* _DATA SHOWN_
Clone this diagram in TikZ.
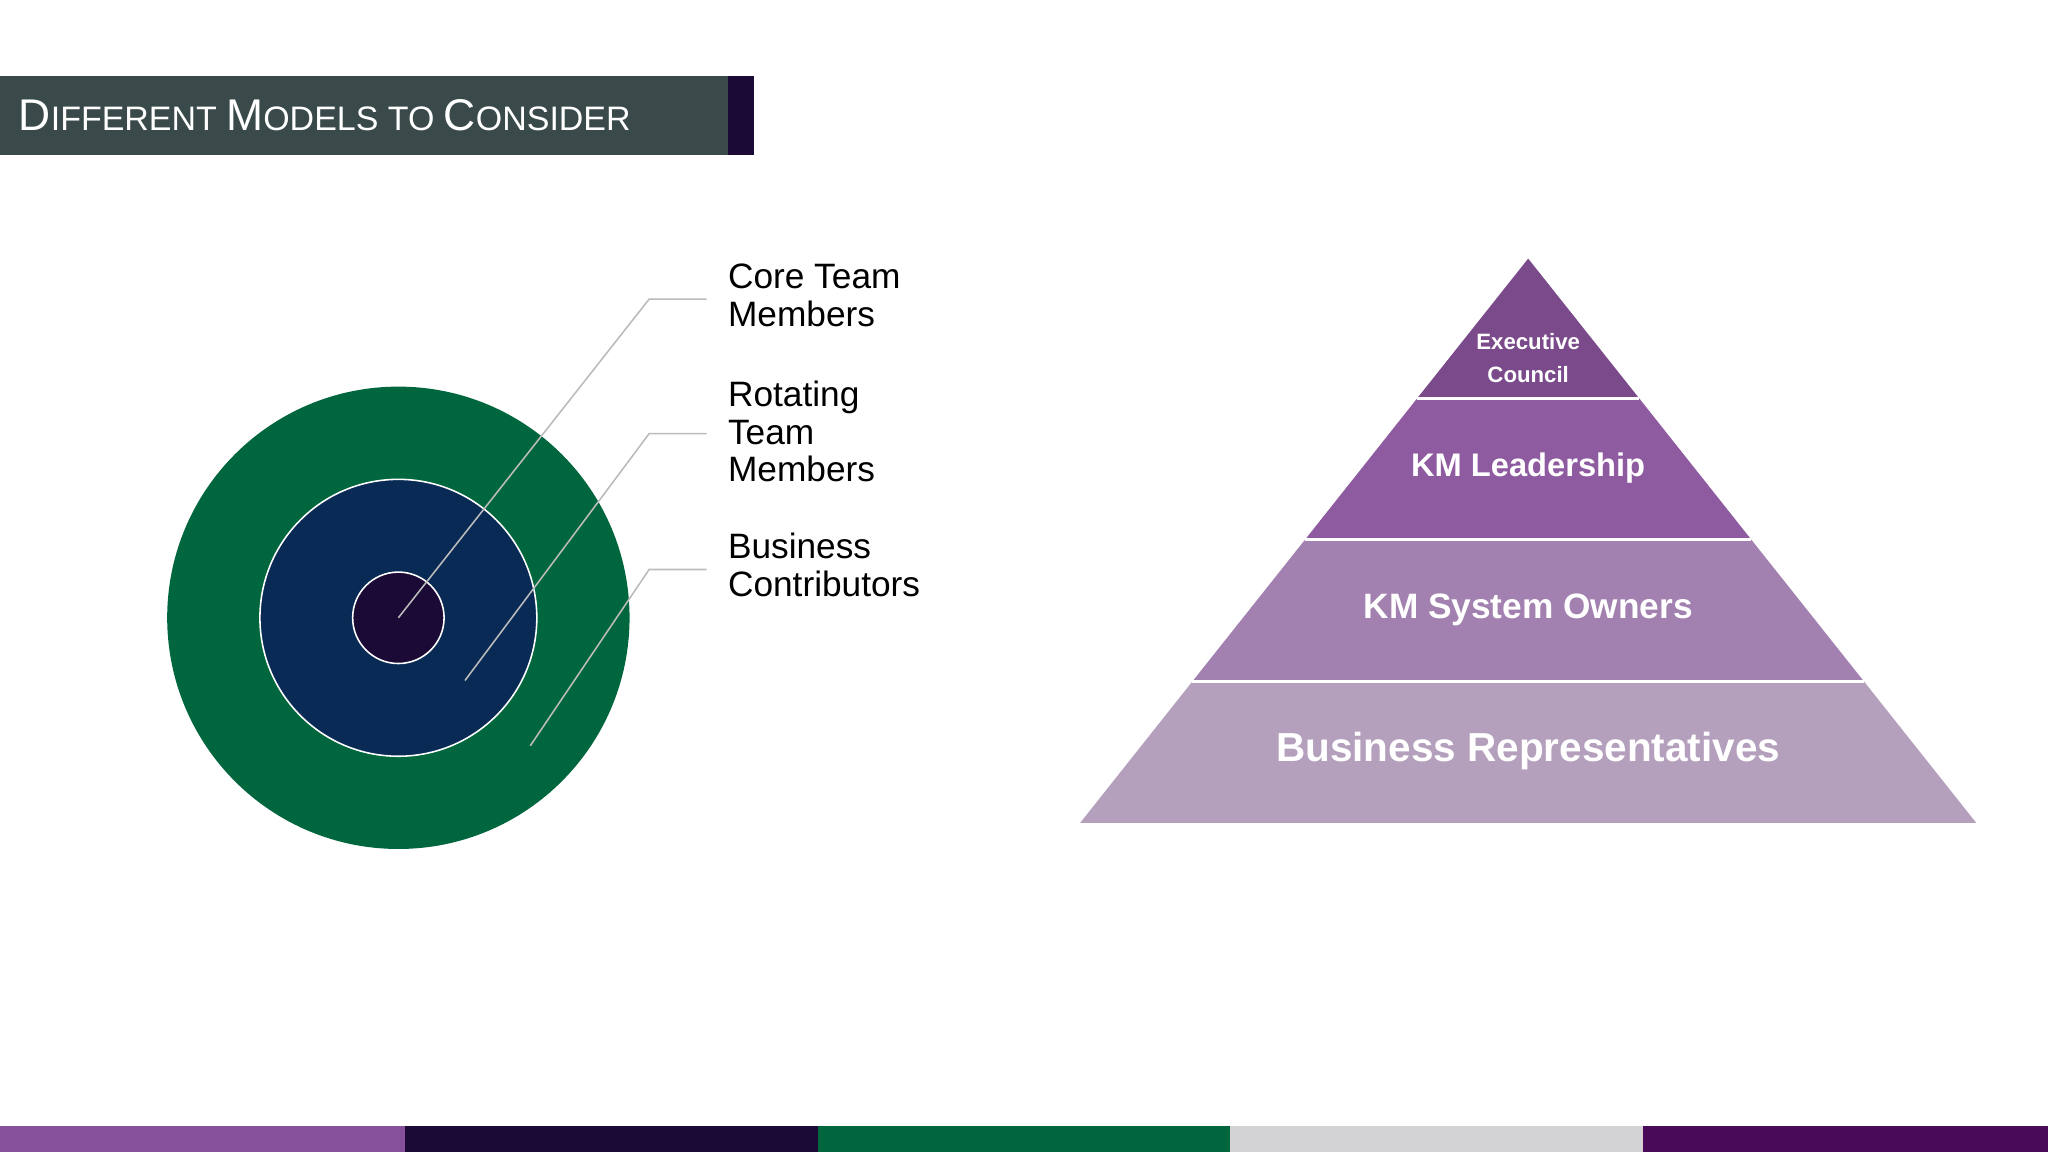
\documentclass[tikz,border=0pt]{standalone}
\usepackage{fontspec}
\setmainfont{Liberation Sans}
\definecolor{titlebg}{HTML}{3A4A4A}
\definecolor{darkp}{HTML}{1A0A35}
\definecolor{kgreen}{HTML}{00663D}
\definecolor{knavy}{HTML}{082A55}
\definecolor{p1}{HTML}{7A4A8A}
\definecolor{p2}{HTML}{8E5BA0}
\definecolor{p3}{HTML}{A281B0}
\definecolor{p4}{HTML}{B4A0BD}
\definecolor{bpurple}{HTML}{86509A}
\definecolor{bgray}{HTML}{D3D2D4}
\definecolor{bdeep}{HTML}{4A0A5A}
\definecolor{leader}{HTML}{BBBBBB}
\tikzset{lbl/.style={anchor=north west,align=left,inner sep=0pt,font=\fontsize{13.5pt}{14.5pt}\selectfont},
pyr/.style={text=white,font=\bfseries,align=center},
lead/.style={draw=leader,line width=0.6pt}}
\begin{document}
\begin{tikzpicture}[x=0.5pt,y=-0.5pt]
\useasboundingbox (0,0) rectangle (1568,882);
\fill[white] (0,0) rectangle (1568,882);
% title
\fill[titlebg] (0,58) rectangle (557,119);
\fill[darkp] (557,58) rectangle (577,119);
\node[anchor=base west,text=white,inner sep=0pt] (title) at (14,100)
 {\fontsize{17pt}{20pt}\selectfont D\fontsize{13pt}{20pt}\selectfont IFFERENT \fontsize{17pt}{20pt}\selectfont M\fontsize{13pt}{20pt}\selectfont ODELS TO \fontsize{17pt}{20pt}\selectfont C\fontsize{13pt}{20pt}\selectfont ONSIDER};
% circles
\fill[kgreen] (305,473) circle[radius=177];
\draw[white,line width=0.6pt,fill=knavy] (305,473) circle[radius=106];
\draw[white,line width=0.6pt,fill=darkp] (305,473) circle[radius=35];
\coordinate (c1) at (305,473); \coordinate (c2) at (356,521); \coordinate (c3) at (406,571);
\coordinate (k1) at (497,229); \coordinate (k2) at (497,332); \coordinate (k3) at (497,436);
\coordinate (e1) at (541,229); \coordinate (e2) at (541,332); \coordinate (e3) at (541,436);
\draw[lead] (c1)--(k1)--(e1);
\draw[lead] (c2)--(k2)--(e2);
\draw[lead] (c3)--(k3)--(e3);
\node[lbl] (l1) at (557,202) {Core Team\\Members};
\node[lbl] (l2) at (557,291) {Rotating\\Team\\Members};
\node[lbl] (l3) at (557,408) {Business\\Contributors};
% pyramid
\fill[p4] (827,630)--(1513,630)--(1427.3,522)--(912.7,522)--cycle;
\fill[p3] (912.7,522)--(1427.3,522)--(1340.7,413)--(999.3,413)--cycle;
\fill[p2] (999.3,413)--(1340.7,413)--(1255,305)--(1085,305)--cycle;
\fill[p1] (1085,305)--(1255,305)--(1170,198)--cycle;
\draw[white,line width=1pt] (912.7,522)--(1427.3,522) (999.3,413)--(1340.7,413) (1085,305)--(1255,305);
\node[pyr,font=\bfseries\fontsize{8.5pt}{12.5pt}\selectfont] (t1) at (1170,274) {Executive\\Council};
\node[pyr,font=\bfseries\fontsize{12.5pt}{14pt}\selectfont] (t2) at (1170,358) {KM Leadership};
\node[pyr,font=\bfseries\fontsize{13.5pt}{15pt}\selectfont] (t3) at (1170,467) {KM System Owners};
\node[pyr,font=\bfseries\fontsize{15.5pt}{17pt}\selectfont] (t4) at (1170,575) {Business Representatives};
% bottom bars
\fill[bpurple] (0,862) rectangle (310,882);
\fill[darkp] (310,862) rectangle (626,882);
\fill[kgreen] (626,862) rectangle (942,882);
\fill[bgray] (942,862) rectangle (1258,882);
\fill[bdeep] (1258,862) rectangle (1568,882);
\end{tikzpicture}
\end{document}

* _EXERCISE TASK_
Reproduce the material word for word, minus the images.

* _WRITTEN RESPONSE_
Clone this diagram in TikZ.
\documentclass[tikz,border=0pt]{standalone}
\usepackage{fontspec}
\setmainfont{Liberation Sans}
\definecolor{titlebg}{HTML}{3A4A4A}
\definecolor{darkp}{HTML}{1A0A35}
\definecolor{kgreen}{HTML}{00663D}
\definecolor{knavy}{HTML}{082A55}
\definecolor{p1}{HTML}{7A4A8A}
\definecolor{p2}{HTML}{8E5BA0}
\definecolor{p3}{HTML}{A281B0}
\definecolor{p4}{HTML}{B4A0BD}
\definecolor{bpurple}{HTML}{86509A}
\definecolor{bgray}{HTML}{D3D2D4}
\definecolor{bdeep}{HTML}{4A0A5A}
\definecolor{leader}{HTML}{BBBBBB}
\tikzset{lbl/.style={anchor=north west,align=left,inner sep=0pt,font=\fontsize{13.5pt}{14.5pt}\selectfont},
pyr/.style={text=white,font=\bfseries,align=center},
lead/.style={draw=leader,line width=0.6pt}}
\begin{document}
\begin{tikzpicture}[x=0.5pt,y=-0.5pt]
\useasboundingbox (0,0) rectangle (1568,882);
\fill[white] (0,0) rectangle (1568,882);
% title
\fill[titlebg] (0,58) rectangle (557,119);
\fill[darkp] (557,58) rectangle (577,119);
\node[anchor=base west,text=white,inner sep=0pt] (title) at (14,100)
 {\fontsize{17pt}{20pt}\selectfont D\fontsize{13pt}{20pt}\selectfont IFFERENT \fontsize{17pt}{20pt}\selectfont M\fontsize{13pt}{20pt}\selectfont ODELS TO \fontsize{17pt}{20pt}\selectfont C\fontsize{13pt}{20pt}\selectfont ONSIDER};
% circles
\fill[kgreen] (305,473) circle[radius=177];
\draw[white,line width=0.6pt,fill=knavy] (305,473) circle[radius=106];
\draw[white,line width=0.6pt,fill=darkp] (305,473) circle[radius=35];
\coordinate (c1) at (305,473); \coordinate (c2) at (356,521); \coordinate (c3) at (406,571);
\coordinate (k1) at (497,229); \coordinate (k2) at (497,332); \coordinate (k3) at (497,436);
\coordinate (e1) at (541,229); \coordinate (e2) at (541,332); \coordinate (e3) at (541,436);
\draw[lead] (c1)--(k1)--(e1);
\draw[lead] (c2)--(k2)--(e2);
\draw[lead] (c3)--(k3)--(e3);
\node[lbl] (l1) at (557,202) {Core Team\\Members};
\node[lbl] (l2) at (557,291) {Rotating\\Team\\Members};
\node[lbl] (l3) at (557,408) {Business\\Contributors};
% pyramid
\fill[p4] (827,630)--(1513,630)--(1427.3,522)--(912.7,522)--cycle;
\fill[p3] (912.7,522)--(1427.3,522)--(1340.7,413)--(999.3,413)--cycle;
\fill[p2] (999.3,413)--(1340.7,413)--(1255,305)--(1085,305)--cycle;
\fill[p1] (1085,305)--(1255,305)--(1170,198)--cycle;
\draw[white,line width=1pt] (912.7,522)--(1427.3,522) (999.3,413)--(1340.7,413) (1085,305)--(1255,305);
\node[pyr,font=\bfseries\fontsize{8.5pt}{12.5pt}\selectfont] (t1) at (1170,274) {Executive\\Council};
\node[pyr,font=\bfseries\fontsize{12.5pt}{14pt}\selectfont] (t2) at (1170,358) {KM Leadership};
\node[pyr,font=\bfseries\fontsize{13.5pt}{15pt}\selectfont] (t3) at (1170,467) {KM System Owners};
\node[pyr,font=\bfseries\fontsize{15.5pt}{17pt}\selectfont] (t4) at (1170,575) {Business Representatives};
% bottom bars
\fill[bpurple] (0,862) rectangle (310,882);
\fill[darkp] (310,862) rectangle (626,882);
\fill[kgreen] (626,862) rectangle (942,882);
\fill[bgray] (942,862) rectangle (1258,882);
\fill[bdeep] (1258,862) rectangle (1568,882);
\end{tikzpicture}
\end{document}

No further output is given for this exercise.